Methodology and Data Notes
This market analysis is constructed using a rigorous, multi-method research methodology designed to ensure accuracy, depth, and strategic relevance. The core approach integrates quantitative data gathering with qualitative expert analysis, triangulating information from multiple independent sources to build a coherent and validated market view. The forecast modeling is based on identified causal relationships between macroeconomic indicators, construction activity data, and historical admixture consumption trends.
Primary research forms a cornerstone of the analysis, consisting of structured interviews and surveys conducted with industry stakeholders across the value chain. This includes executives and product managers at admixture manufacturers, technical directors at leading ready-mix concrete companies, specification writers at large engineering and construction firms, and procurement specialists. These interviews provide critical ground-level insights into pricing, product trends, supplier selection criteria, and unmet market needs.

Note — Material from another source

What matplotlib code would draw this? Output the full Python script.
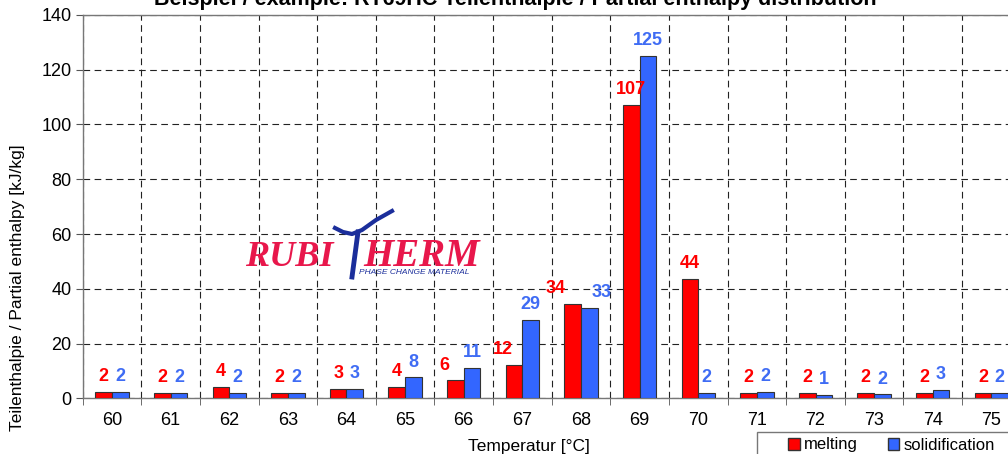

Secondary research encompasses a comprehensive review of financial disclosures and annual reports from publicly traded companies, regulatory publications from bodies like the European Chemicals Agency (ECHA) and the U.S. Environmental Protection Agency (EPA), technical literature from industry associations (e.g., EFCA, ACI), and trade journals. Market sizing and segmentation are derived from the synthesis of this data, employing bottom-up and top-down analytical techniques to cross-verify estimates and ensure internal consistency across all reported figures and trends.
Outlook and Implications
The trajectory of the European Union and United States concrete admixtures market to 2035 is set on a path of value-driven growth, characterized more by innovation and product sophistication than by sheer volume expansion. The market will be fundamentally shaped by the construction industry's response to climate change, with admixtures playing an indispensable role in enabling the widespread adoption of low-carbon and carbon-capturing concrete technologies. This shift will create premium growth segments for admixtures that enhance the performance of blends high in supplementary cementitious materials or novel binders.
Digital transformation will emerge as a critical differentiator. The integration of admixture dispensing systems with Building Information Modeling (BIM) and concrete batch plant automation will enhance precision, traceability, and quality control. Companies that successfully offer these integrated digital solutions will secure stronger customer loyalty and move competition into a new domain. Furthermore, supply chain localization and resilience will remain strategic priorities, potentially leading to increased regional production capacity for key raw materials in both the EU and the US to mitigate geopolitical and logistical risks.
For industry participants, the strategic implications are clear. Success will require a continuous commitment to high-level R&D, not just in chemistry but in application science. Building deep, collaborative relationships with sustainability-focused engineering firms and forward-thinking ready-mix producers will be more valuable than transactional sales. Finally, navigating the diverging yet complex regulatory landscapes of the EU and US will demand dedicated expertise and potentially differentiated product strategies. The market through 2035 promises robust opportunities for those who can master the interplay of chemistry, sustainability, and digital innovation.